Yes, it is possible to short sale your house and purchase another one. However, navigating this process is complex and requires careful planning due to the significant impact on your credit.
How Does a Short Sale Affect My Credit?
A short sale is a major derogatory event that will damage your credit score. The severity and duration of the impact depend on your credit history prior to the short sale.
- Credit Score Drop: Expect a decrease of 85 to 160 points or more.
- Duration on Report: The short sale will remain on your credit report for seven years from the date of sale.
How Long After a Short Sale Can I Buy Another House?
Waiting periods are mandated by major loan programs and depend on the type of mortgage you plan to use next.
| Loan Type | Waiting Period | Key Conditions |
|---|---|---|
| FHA Loan | 3 Years | Seasoned credit after the event is required. |
| Conventional Loan (Fannie Mae/Freddie Mac) | 4 Years | A longer waiting period of 7 years may apply with less than 10% down. |
| VA Loan | 2 Years | Subject to lender overlays and re-established credit. |
What Are the Requirements for a New Mortgage?
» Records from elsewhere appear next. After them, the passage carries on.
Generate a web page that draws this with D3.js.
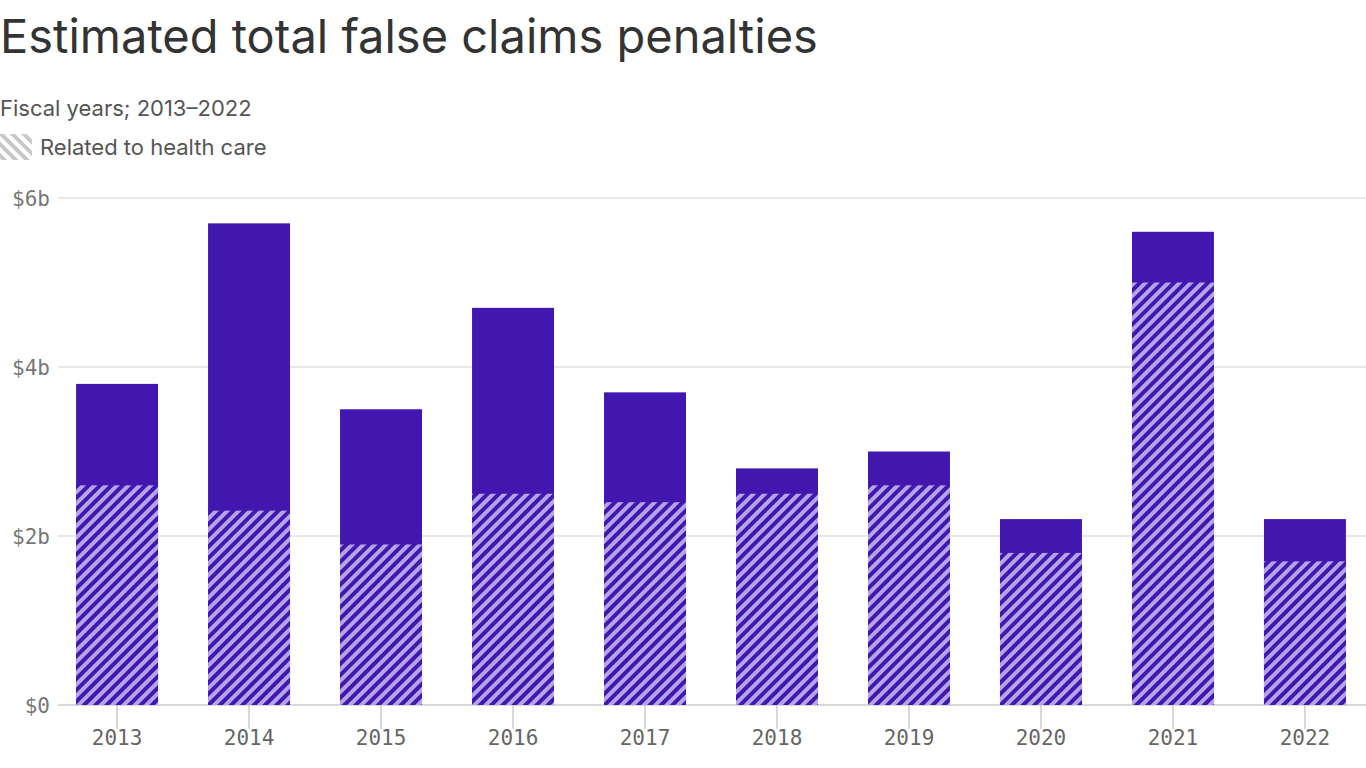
<!DOCTYPE html>
<html>
<head>
<meta charset="utf-8">
<script src="https://cdn.jsdelivr.net/npm/d3@7"></script>
<style>
  body { margin: 0; background: #fff; }
  text { font-family: Inter, "Noto Sans", sans-serif; }
  .mono { font-family: "DejaVu Sans Mono", "Liberation Mono", monospace; }
</style>
</head>
<body>
<svg id="chart" width="1366" height="768"></svg>
<script>
// data
var years = ["2013", "2014", "2015", "2016", "2017", "2018", "2019", "2020", "2021", "2022"];
var totalPenalties = [3.8, 5.7, 3.5, 4.7, 3.7, 2.8, 3.0, 2.2, 5.6, 2.2];
var healthPenalties = [2.6, 2.3, 1.9, 2.5, 2.4, 2.5, 2.6, 1.8, 5.0, 1.7];
var yTicks = [0, 2, 4, 6];

var svg = d3.select("#chart");

var defs = svg.append("defs");
var pat = defs.append("pattern")
    .attr("id", "hatch")
    .attr("patternUnits", "userSpaceOnUse")
    .attr("width", 8).attr("height", 8)
    .attr("patternTransform", "rotate(45)");
pat.append("rect").attr("width", 8).attr("height", 8).attr("fill", "#4117b0");
pat.append("rect").attr("width", 4).attr("height", 8).attr("fill", "#b4a5e8");

var legPat = defs.append("pattern")
    .attr("id", "hatchLegend")
    .attr("patternUnits", "userSpaceOnUse")
    .attr("width", 8).attr("height", 8)
    .attr("patternTransform", "rotate(-45)");
legPat.append("rect").attr("width", 8).attr("height", 8).attr("fill", "#fff");
legPat.append("rect").attr("width", 4).attr("height", 8).attr("fill", "#c8c8c8");

svg.append("text").attr("x", 0).attr("y", 53)
    .attr("font-size", 47).attr("fill", "#333").text("Estimated total false claims penalties");
svg.append("text").attr("x", 0).attr("y", 116)
    .attr("font-size", 22).attr("fill", "#555").text("Fiscal years; 2013\u20132022");
svg.append("rect").attr("x", 0).attr("y", 134).attr("width", 32).attr("height", 26)
    .attr("fill", "url(#hatchLegend)");
svg.append("text").attr("x", 40).attr("y", 155)
    .attr("font-size", 22).attr("fill", "#555").text("Related to health care");

var x = d3.scaleBand().domain(years).range([51, 1371])
    .paddingInner(0.379).paddingOuter(0.19);
var y = d3.scaleLinear().domain([0, 6]).range([705, 198]);

// gridlines
svg.append("g").selectAll("line").data(yTicks).join("line")
    .attr("x1", 58).attr("x2", 1366)
    .attr("y1", function (d) { return y(d); }).attr("y2", function (d) { return y(d); })
    .attr("stroke", function (d) { return d === 0 ? "#ccc" : "#e0e0e0"; })
    .attr("stroke-width", 1.5);

svg.append("g").selectAll("text").data(yTicks).join("text")
    .attr("class", "mono")
    .attr("x", 50).attr("y", function (d) { return y(d) + 8; })
    .attr("text-anchor", "end").attr("font-size", 21).attr("fill", "#777")
    .text(function (d) { return "$" + d + (d === 0 ? "" : "b"); });

// x axis ticks and labels
var xAxis = svg.append("g").attr("transform", "translate(0,705)")
    .call(d3.axisBottom(x).tickSize(24).tickSizeOuter(0));
xAxis.select(".domain").remove();
xAxis.selectAll(".tick line").attr("stroke", "#ccc").attr("stroke-width", 1.5);
xAxis.selectAll(".tick text").attr("class", "mono")
    .attr("font-size", 21).attr("fill", "#666").attr("dy", "0.6em");

// bars
svg.append("g").selectAll("rect").data(years).join("rect")
    .attr("x", function (d) { return x(d); })
    .attr("width", x.bandwidth())
    .attr("y", function (d, i) { return y(totalPenalties[i]); })
    .attr("height", function (d, i) { return y(0) - y(totalPenalties[i]); })
    .attr("fill", "#4117b0");

svg.append("g").selectAll("rect").data(years).join("rect")
    .attr("x", function (d) { return x(d); })
    .attr("width", x.bandwidth())
    .attr("y", function (d, i) { return y(healthPenalties[i]); })
    .attr("height", function (d, i) { return y(0) - y(healthPenalties[i]); })
    .attr("fill", "url(#hatch)");
</script>
</body>
</html>
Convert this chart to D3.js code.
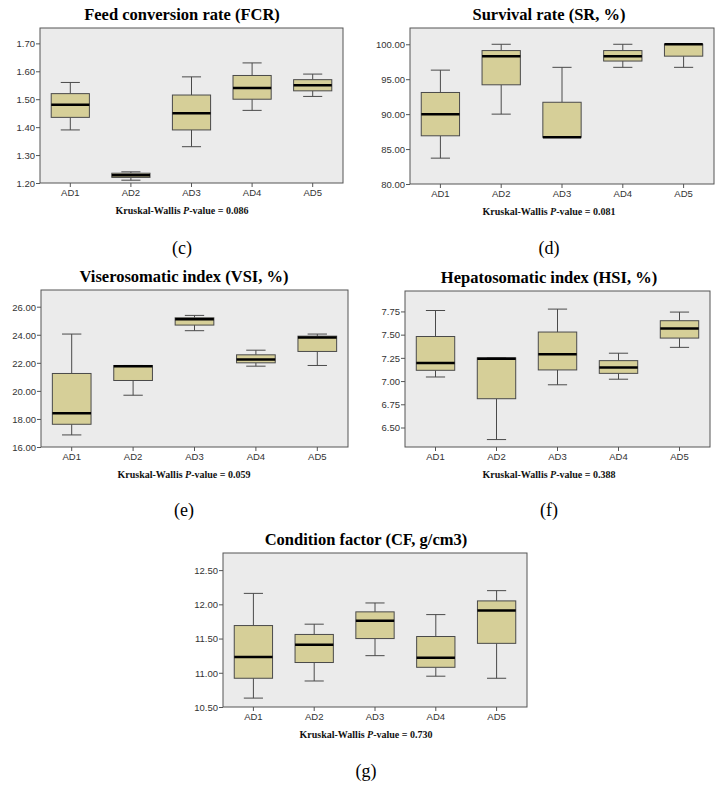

After the waiting period, you must meet standard mortgage qualifications and demonstrate full financial recovery.
- Re-established Credit: A strong payment history on all new accounts is non-negotiable.
- Down Payment: You will likely need a significant down payment, often 10-20% or more.
- Debt-to-Income Ratio (DTI): Your DTI must fall within the lender's acceptable limits.
Are There Any Alternatives to Consider?
- Deed-in-Lieu of Foreclosure: Similar credit impact and waiting periods as a short sale.
- Loan Modification: Allows you to keep your current home by altering the original loan terms.